Perché è certo che sono infelici, lo gridano dietro i loro indecifrabili silenzi, che non sempre riflettono soltanto il comodo, rilassante oppure stanco silenzio degli adulti.
È un’infelicità chiusa e senza desideri, peraltro, secondo il geniale titolo del romanzo di Peter Handke, perché non può esserci desiderio dove non c’è speranza.
Ecco, quel che atterra i nostri figli, quel che toglie loro qualsiasi energia positiva, quel che li rende tetri e annoiati e, dunque, disponibili alle trasgressioni più atroci, è la mancanza di speranze condivise.
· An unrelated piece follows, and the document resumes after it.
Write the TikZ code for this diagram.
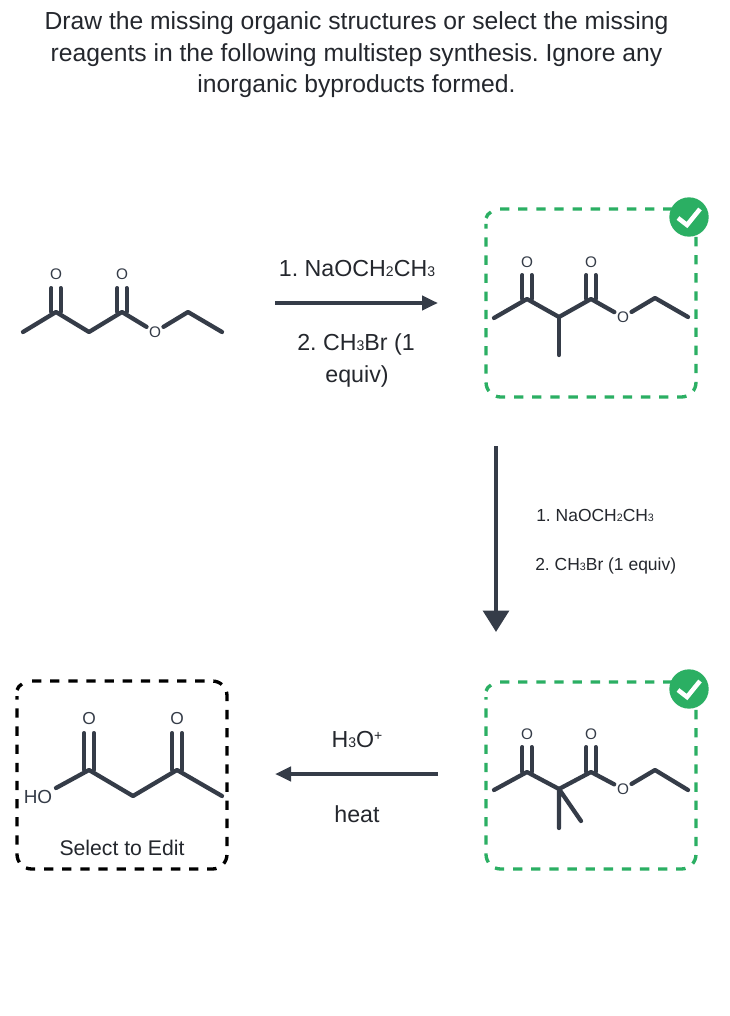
\documentclass[tikz,border=0pt]{standalone}
\usepackage{fontspec}
\setmainfont{Liberation Sans}
\usetikzlibrary{arrows.meta,calc}
\definecolor{ink}{HTML}{353C48}
\definecolor{txt}{HTML}{24272D}
\definecolor{okgreen}{HTML}{2BAF63}
\newcommand{\fs}[1]{\fontsize{#1}{#1}\selectfont}
\newcommand{\subd}[1]{{\fontsize{10.5}{10.5}\selectfont #1}}
\newcommand{\subs}[1]{{\fontsize{8}{8}\selectfont #1}}
\tikzset{
  x=0.75pt,y=-0.75pt,
  bond/.style={draw=ink,line width=3.2pt,line cap=round,line join=round},
  dbl/.style={draw=ink,line width=3pt,line cap=round},
  atom/.style={shape=circle,minimum size=14.5pt,inner sep=0pt,text=ink,font=\fs{11.5}},
  big/.style={anchor=base,text=txt,font=\fs{17.4},inner sep=0pt},
  small/.style={anchor=base west,text=txt,font=\fs{13.1},inner sep=0pt},
  ttl/.style={anchor=base,text=txt,font=\fs{18.5},inner sep=0pt},
  okbox/.style={draw=okgreen,line width=2.5pt,dash pattern=on 7pt off 6.6pt,rounded corners=11pt},
  editbox/.style={draw=black,line width=2.5pt,dash pattern=on 7pt off 6.6pt,rounded corners=11pt},
  okcorner/.style={draw=okgreen,line width=2.5pt},
  editcorner/.style={draw=black,line width=2.5pt},
  okdisc/.style={shape=circle,fill=okgreen,minimum size=29.5pt,inner sep=0pt},
  tick/.style={draw=white,line width=3.4pt},
  rarrow/.style={draw=ink,line width=3.6pt,-{Triangle[length=12pt,width=10.5pt]}},
  darrow/.style={draw=ink,line width=3.5pt,-{Triangle[length=16pt,width=19pt]}},
}
\begin{document}
\frenchspacing
\begin{tikzpicture}
\useasboundingbox (0,0) rectangle (730,1016);
\fill[white] (0,0) rectangle (730,1016);

\node[ttl] (title1) at (356.5,30) {Draw the missing organic structures or select the missing};
\node[ttl] (title2) at (356.5,61.5) {reagents in the following multistep synthesis. Ignore any};
\node[ttl] (title3) at (356.5,93) {inorganic byproducts formed.};

% Molecule 1
\coordinate (a1) at (23,332); \coordinate (b1) at (56,312); \coordinate (c1) at (89,332);
\coordinate (d1) at (122,312); \coordinate (f1) at (188,312); \coordinate (g1) at (222,332);
\coordinate (t1) at (56,288); \coordinate (u1) at (122,288);
\node[atom] (o1) at (56,274) {O};
\node[atom] (p1) at (122,274) {O};
\node[atom] (e1) at (155,332) {O};
\draw[bond] (a1)--(b1)--(c1)--(d1)--(e1)--(f1)--(g1);
\draw[dbl] ([xshift=-3.4pt]b1)--([xshift=-3.4pt]t1) ([xshift=3.4pt]b1)--([xshift=3.4pt]t1);
\draw[dbl] ([xshift=-3.4pt]d1)--([xshift=-3.4pt]u1) ([xshift=3.4pt]d1)--([xshift=3.4pt]u1);

% Molecule 2
\draw[okbox] (500,209)--(696,209)--(696,397)--(486,397)--(486,224);
\draw[okcorner] (486,218) .. controls (487,215) and (488,214) .. (491,212);
\coordinate (a2) at (494,318); \coordinate (b2) at (527,299); \coordinate (c2) at (559,317);
\coordinate (d2) at (591,299); \coordinate (f2) at (655,298); \coordinate (g2) at (688,317);
\coordinate (m2) at (559,355);
\coordinate (t2) at (527,275); \coordinate (u2) at (591,275);
\node[atom] (o2) at (527,262) {O};
\node[atom] (p2) at (591,262) {O};
\node[atom] (e2) at (623,317) {O};
\draw[bond] (a2)--(b2)--(c2)--(d2)--(e2)--(f2)--(g2);
\draw[bond] (c2)--(m2);
\draw[dbl] ([xshift=-3.4pt]b2)--([xshift=-3.4pt]t2) ([xshift=3.4pt]b2)--([xshift=3.4pt]t2);
\draw[dbl] ([xshift=-3.4pt]d2)--([xshift=-3.4pt]u2) ([xshift=3.4pt]d2)--([xshift=3.4pt]u2);
\node[okdisc] (ok2) at (689,217) {};
\draw[tick] ($(ok2)+(-11,1)$)--($(ok2)+(-2,8)$)--($(ok2)+(11,-8)$);

% Molecule 3
\draw[okbox] (500,682)--(696,682)--(696,869)--(486,869)--(486,697);
\draw[okcorner] (486,691) .. controls (487,688) and (488,687) .. (491,685);
\coordinate (a3) at (494,790); \coordinate (b3) at (527,772); \coordinate (c3) at (559,789);
\coordinate (d3) at (591,772); \coordinate (f3) at (655,770); \coordinate (g3) at (688,790);
\coordinate (m3) at (559,828); \coordinate (n3) at (581,821);
\coordinate (t3) at (527,747); \coordinate (u3) at (591,747);
\node[atom] (o3) at (527,734) {O};
\node[atom] (p3) at (591,734) {O};
\node[atom] (e3) at (623,789) {O};
\draw[bond] (a3)--(b3)--(c3)--(d3)--(e3)--(f3)--(g3);
\draw[bond] (c3)--(m3) (c3)--(n3);
\draw[dbl] ([xshift=-3.4pt]b3)--([xshift=-3.4pt]t3) ([xshift=3.4pt]b3)--([xshift=3.4pt]t3);
\draw[dbl] ([xshift=-3.4pt]d3)--([xshift=-3.4pt]u3) ([xshift=3.4pt]d3)--([xshift=3.4pt]u3);
\node[okdisc] (ok3) at (689,689) {};
\draw[tick] ($(ok3)+(-11,1)$)--($(ok3)+(-2,8)$)--($(ok3)+(11,-8)$);

% Molecule 4
\draw[editbox] (32,681)--(227,681)--(227,869)--(17,869)--(17,696);
\draw[editcorner] (17,690) .. controls (18,687) and (19,686) .. (22,684);
\coordinate (h4) at (56,788); \coordinate (b4) at (89,770); \coordinate (c4) at (133,796);
\coordinate (d4) at (177,770); \coordinate (g4) at (222,796);
\coordinate (t4) at (89,733); \coordinate (u4) at (177,733);
\node[atom,font=\fs{13}] (o4) at (89,719) {O};
\node[atom,font=\fs{13}] (p4) at (177,719) {O};
\node[anchor=base,text=ink,font=\fs{14.2},inner sep=0pt] (ho4) at (38,803) {HO};
\draw[bond] (h4)--(b4)--(c4)--(d4)--(g4);
\draw[dbl] ([xshift=-3.6pt]b4)--([xshift=-3.6pt]t4) ([xshift=3.6pt]b4)--([xshift=3.6pt]t4);
\draw[dbl] ([xshift=-3.6pt]d4)--([xshift=-3.6pt]u4) ([xshift=3.6pt]d4)--([xshift=3.6pt]u4);
\node[anchor=base,text=txt,font=\fs{15.9},inner sep=0pt] (sel) at (122,855) {Select to Edit};

% Arrows
\coordinate (r1a) at (275,303); \coordinate (r1b) at (438,303);
\draw[rarrow] (r1a)--(r1b);
\coordinate (r2a) at (496,446); \coordinate (r2b) at (496,632);
\draw[darrow] (r2a)--(r2b);
\coordinate (r3a) at (438,774); \coordinate (r3b) at (275,774);
\draw[rarrow] (r3a)--(r3b);

% Reagents
\node[big] (l1) at (357,276) {1. NaOCH\subd{2}CH\subd{3}};
\node[big] (l2) at (356,350) {2. CH\subd{3}Br (1};
\node[big] (l3) at (357,382) {equiv)};
\node[small] (l4) at (536,521) {1. NaOCH\subs{2}CH\subs{3}};
\node[small] (l5) at (535,570) {2. CH\subs{3}Br (1 equiv)};
\node[big] (l6) at (357,747) {H\subd{3}O\raisebox{5pt}{\subd{+}}};
\node[big] (l7) at (357,822) {heat};
\end{tikzpicture}
\end{document}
Speranze che molto prima di essere di natura economica sono di natura ideale, nutrimento e carburante indispensabile per i giovani.
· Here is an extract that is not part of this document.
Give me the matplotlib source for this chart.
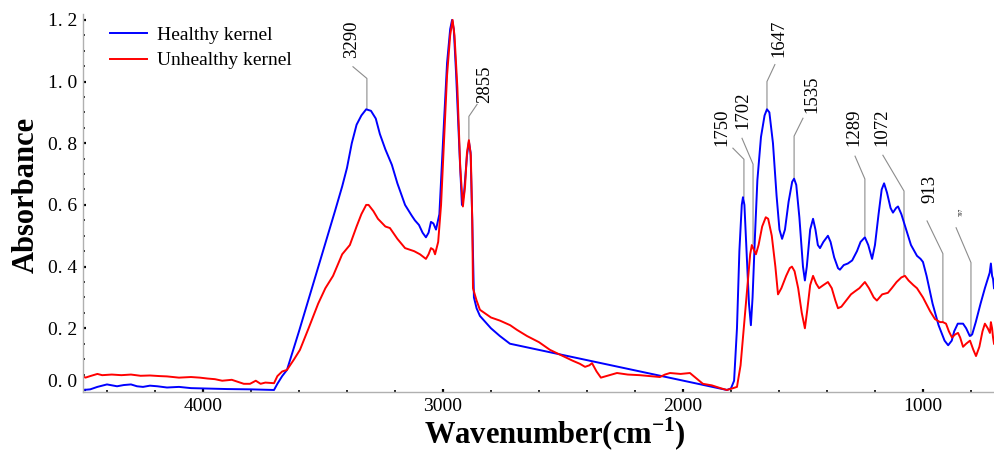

Anche per noi adulti, ovviamente, perché l’uomo non può vivere senza aspettarsi per domani una sia pur minuscola luce, ma in modo molto meno assoluto e radicale, perché abbiamo ormai imparato bene a difenderci dal vuoto.
Speranze —condivise — che una volta riguardavano la politica, per esempio, oppure la religione o la cultura e che adesso, mediamente, s’innalzano fino ai successi della squadra di calcio del cuore o al sogno di finire in tv oppure alla conquista di un certo tipo di abbigliamento firmato e uniforme.
Poveri ragazzi, viene da dire, però è questo il piatto che abbiamo preparato per loro, gli esempi che abbiamo fornito, i modelli che abbiamo fabbricato.
Ed è un serpente che si morde la coda perché se famiglia, scuola e istituzioni varie oggi si rivelano così deboli, così inascoltate e incapaci di educare è anche perché per prime sembrano aver smarrito nel tempo le ragioni forti del loro essere.
I maestri, insomma, i tanto invocati maestri grandemente scarseggiano perché non credono più al loro magistero.